#### [Work to complete]
What is the number of lines containing the string "this"? Answer with the number only.
-- START OF Recorded data --
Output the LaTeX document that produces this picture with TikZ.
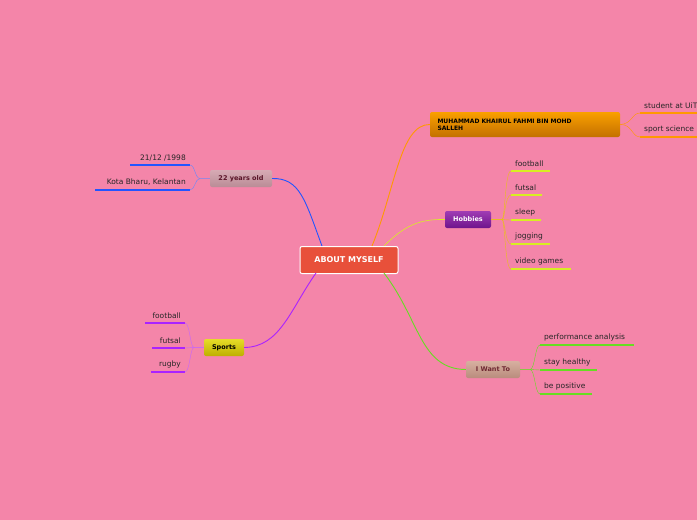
\documentclass[tikz,border=0pt]{standalone}
\usepackage{fontspec}
\setmainfont{DejaVu Sans}
\begin{document}
\begin{tikzpicture}[x=1pt,y=-1pt,
  box/.style={rounded corners=2pt,minimum height=17pt,inner sep=2pt,font=\bfseries\fontsize{6.5}{7.5}\selectfont},
  leaf/.style={font=\fontsize{7.5}{8}\selectfont,text=black!85,anchor=south west,inner sep=1pt},
  br/.style={line width=0.9pt}]
\definecolor{bg}{HTML}{F485A9}
\definecolor{cblue}{HTML}{2255FF}
\definecolor{cpur}{HTML}{AA22FF}
\definecolor{cora}{HTML}{FF9900}
\definecolor{cyel}{HTML}{D8EE22}
\definecolor{cgrn}{HTML}{66DD22}
\fill[bg] (0,0) rectangle (697,520);
\useasboundingbox (0,0) rectangle (697,520);
\clip (0,0) rectangle (697,520);
% central
\node[box,draw=white,line width=1pt,fill={rgb,255:red,232;green,80;blue,58},text=white,minimum width=98pt,minimum height=27pt,font=\bfseries\fontsize{8}{9}\selectfont] (c) at (349,260) {ABOUT MYSELF};
\node[box,top color={rgb,255:red,250;green,160;blue,0},bottom color={rgb,255:red,195;green,112;blue,0},minimum width=190pt,minimum height=25pt,text width=175pt,align=left,font=\bfseries\fontsize{6}{7}\selectfont] (n) at (525,124.5) {MUHAMMAD KHAIRUL FAHMI BIN MOHD\\SALLEH};
\node[box,top color={rgb,255:red,160;green,60;blue,180},bottom color={rgb,255:red,110;green,20;blue,140},text=white,minimum width=46pt] (h) at (468,219.5) {Hobbies};
\node[box,top color={rgb,255:red,215;green,175;blue,160},bottom color={rgb,255:red,185;green,140;blue,125},text={rgb,255:red,110;green,40;blue,50},minimum width=54pt] (w) at (493,369.5) {I Want To};
\node[box,top color={rgb,255:red,215;green,170;blue,180},bottom color={rgb,255:red,185;green,140;blue,150},text={rgb,255:red,90;green,20;blue,40},minimum width=62pt] (y) at (241,178.5) {22 years old};
\node[box,top color={rgb,255:red,230;green,220;blue,40},bottom color={rgb,255:red,190;green,175;blue,0},minimum width=40pt] (s) at (224,347.5) {Sports};
% main branches
\draw[br,cblue] (322,246) .. controls (305,200) and (300,178) .. (y.east);
\draw[br,cpur] (316,273) .. controls (290,310) and (280,347) .. (s.east);
\draw[br,cora] (372,246) .. controls (395,190) and (400,124) .. (n.west);
\draw[br,cyel,line width=0.6pt] (384,246) .. controls (405,225) and (420,219) .. (h.west);
\draw[br,cgrn] (384,273) .. controls (420,320) and (420,369) .. (w.west);
% leaf macro
\newcommand\lf[6]{% name, x1, x2, y, color, text
  \draw[#5,line width=1.5pt] (#2,#4) -- (#3,#4) coordinate(#1);
  \node[leaf] at (#2+3,#4-3) {#6};}
\newcommand\lfr[6]{%
  \draw[#5,line width=1.5pt] (#2,#4) -- (#3,#4) coordinate(#1);
  \node[leaf,anchor=south east] at (#3-3,#4-3) {#6};}
% name leaves
\lf{n1}{640}{700}{113}{cora}{student at UiTM}
\lf{n2}{640}{700}{137}{cora}{sport science}
\foreach \t in {113,137} \draw[cora,line width=0.4pt] (n.east) .. controls (632,124) and (632,\t) .. (640,\t);
% hobbies
\lf{h1}{511}{550}{171}{cyel}{football}
\lf{h2}{511}{542}{195}{cyel}{futsal}
\lf{h3}{511}{541}{220}{cyel}{sleep}
\lf{h4}{511}{550}{244}{cyel}{jogging}
\lf{h5}{511}{571}{269}{cyel}{video games}
\foreach \t in {171,195,220,244,269} \draw[cyel!60!orange,line width=0.4pt] (h.east) -- (502,219.5) .. controls (505,219.5) and (505,\t) .. (511,\t);
% want
\lf{w1}{540}{634}{345}{cgrn}{performance analysis}
\lf{w2}{540}{597}{370}{cgrn}{stay healthy}
\lf{w3}{540}{592}{394}{cgrn}{be positive}
\foreach \t in {345,370,394} \draw[cgrn,line width=0.4pt] (w.east) -- (530,369.5) .. controls (535,369.5) and (535,\t) .. (540,\t);
% 22 years
\lfr{y1}{130}{190}{165}{cblue}{21/12 /1998}
\lfr{y2}{95}{190}{190}{cblue}{Kota Bharu, Kelantan}
\foreach \t in {165,190} \draw[cblue!70,line width=0.4pt] (y.west) -- (200,178.5) .. controls (195,178.5) and (195,\t) .. (190,\t);
% sports
\lfr{s1}{145}{185}{323}{cpur}{football}
\lfr{s2}{152}{185}{348}{cpur}{futsal}
\lfr{s3}{151}{185}{372}{cpur}{rugby}
\foreach \t in {323,348,372} \draw[cpur!70,line width=0.4pt] (s.west) -- (194,347.5) .. controls (190,347.5) and (190,\t) .. (185,\t);
\end{tikzpicture}
\end{document}
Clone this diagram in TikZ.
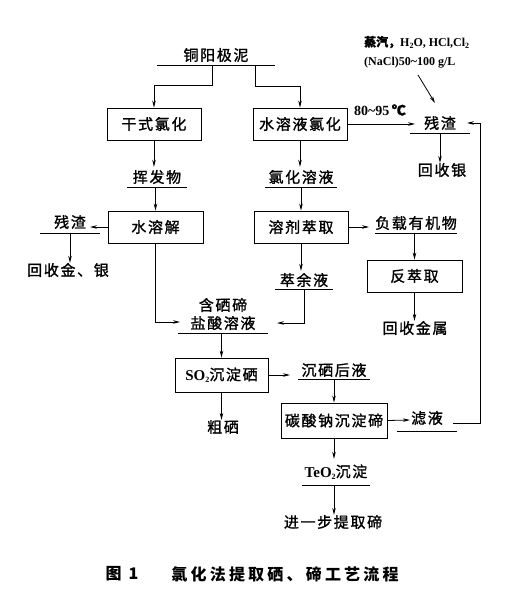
\documentclass[tikz,border=0pt]{standalone}
\usepackage{fontspec}
\setmainfont{Liberation Serif}
\newfontfamily\cjk[LetterSpace=11,FakeBold=1.3]{Noto Sans CJK SC}
\newfontfamily\cjkplain[FakeBold=1.3]{Noto Sans CJK SC}
\newfontfamily\cjkcap[LetterSpace=20]{Noto Sans CJK SC}
\usetikzlibrary{arrows.meta,calc}
\newcommand{\mysub}[1]{\raisebox{-0.35ex}{\footnotesize #1}}
\begin{document}
\begin{tikzpicture}[x=1pt,y=-1pt,
  every node/.style={font=\cjk\fontsize{15}{18}\selectfont, inner sep=0pt},
  box/.style={draw, line width=0.9pt, minimum width=#1, minimum height=32pt},
  ul/.style 2 args={minimum width=#1, minimum height=#2},
  arr/.style={line width=0.8pt, -{Stealth[length=7pt,width=3.5pt]}},
  under/.style={line width=1.3pt}
]
\useasboundingbox (0,0) rectangle (513,604);
% nodes
\node[ul={118}{20}] (src) at (216,55) {铜阳极泥};
\node[box=94] (b1) at (154,124) {干式氯化};
\node[box=94] (b2) at (300,124) {水溶液氯化};
\node[ul={60}{20}] (hff) at (157,177) {挥发物};
\node[ul={72}{20}] (lhry) at (301,177) {氯化溶液};
\node[box=95] (b3) at (155.5,227) {水溶解};
\node[box=94] (b4) at (301,227) {溶剂萃取};
\node[ul={60}{22}] (rzL) at (70,222) {残渣};
\node (hsjy) at (68,270) {回收金、银};
\node[ul={60}{20}] (rzR) at (440,123) {残渣};
\node (hsy) at (442,170) {回收银};
\node[ul={78}{20}] (fz) at (416,223) {负载有机物};
\node[box=95] (b5) at (414.5,276) {反萃取};
\node (hsjs) at (415,328) {回收金属};
\node[ul={58}{18}] (cyy) at (304,280) {萃余液};
\node[ul={90}{38}, align=center] (hcl) at (223,314) {含硒碲\\盐酸溶液};
\node[box=93, minimum height=34pt] (b6) at (221.5,375) {{\rmfamily\bfseries SO\mysub{2}}沉淀硒};
\node (cx) at (223,427) {粗硒};
\node[ul={72}{18}] (cxhy) at (334,370) {沉硒后液};
\node[box=106, minimum height=35pt] (b7) at (334,420.5) {碳酸钠沉淀碲};
\node[ul={60}{26}] (ly) at (427,418) {滤液};
\node[ul={68}{26}] (teo) at (336,472) {{\rmfamily\bfseries TeO\mysub{2}}沉淀};
\node (jyb) at (333,522) {进一步提取碲};
\node[font=\rmfamily\bfseries\fontsize{14}{16}\selectfont] (temp) at (380,110) {80\textasciitilde 95\,{\cjkplain ℃}};
\node[anchor=west, align=left, font=\rmfamily\bfseries\fontsize{12}{19}\selectfont] (steam) at (364,52)
  {{\cjkplain 蒸汽，}H\mysub{2}O, HCl,Cl\mysub{2}\\(NaCl)50\textasciitilde 100 g/L};
\node[font=\cjkcap\bfseries\fontsize{16}{18}\selectfont] (capnum) at (122,574) {图 1};
\node[font=\cjkcap\bfseries\fontsize{16}{18}\selectfont] (cap) at (285,574) {氯化法提取硒、碲工艺流程};
% underlines
\foreach \n in {src,hff,lhry,rzL,rzR,fz,cyy,hcl,cxhy,ly,teo}
  \draw[under] (\n.south west) -- (\n.south east);
% coordinates
\coordinate (srcL) at (212,65);
\coordinate (srcR) at (255,65);
\coordinate (rzLtip) at (90,227);
\coordinate (hclL) at (180,322);
\coordinate (hclR) at (277,323);
\coordinate (rzRtip) at (415,124);
\coordinate (cxhytip) at (290,375);
\coordinate (lytip) at (410,420);
\coordinate (lyR) at (453,423);
\coordinate (retT) at (480,123);
\coordinate (rzRin) at (467,123);
\coordinate (stA) at (418,75);
\coordinate (stB) at (435,103);
% connectors
\draw[arr] (srcL) -- ++(0,20) -| (b1);
\draw[arr] (srcR) -- ++(0,21) -| (b2);
\draw[arr] (b1.south) -- (b1.south |- hff.north);
\draw[arr] (b3.north |- hff.south) -- (b3.north);
\draw[arr] (b2.south) -- (b2.south |- lhry.north);
\draw[arr] (b4.north |- lhry.south) -- (b4.north);
\draw[arr] (b3.west) -- (rzLtip);
\draw[arr] (rzL.south) -- (rzL.south |- hsjy.north);
\draw[arr] (b3.south) |- (hclL);
\draw[arr] (cyy.south) |- (hclR);
\draw[arr] (b4.south) -- (b4.south |- cyy.north);
\draw[arr, shorten >=6pt] (b4.east) -- (b4.east -| fz.west);
\draw[arr] (b5.north |- fz.south) -- (b5.north);
\draw[arr] (b5.south) -- (b5.south |- hsjs.north);
\draw[arr] (b2.east) -- (rzRtip);
\draw[arr] (rzR.south) -- (rzR.south |- hsy.north);
\draw[arr] (b6.north |- hcl.south) -- (b6.north);
\draw[arr] (b6.south) -- (b6.south |- cx.north);
\draw[arr] (b6.east) -- (cxhytip);
\draw[arr] (b7.north |- cxhy.south) -- (b7.north);
\draw[arr] (b7.east) -- (lytip);
\draw[arr] (b7.south) -- (b7.south |- teo.north);
\draw[arr] (b7.south |- teo.south) -- (b7.south |- jyb.north);
\draw[arr] (lyR) -| (retT) -- (rzRin);
\draw[arr] (stA) -- (stB);
\end{tikzpicture}
\end{document}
-- END OF Recorded data --
#### [Final answer]
2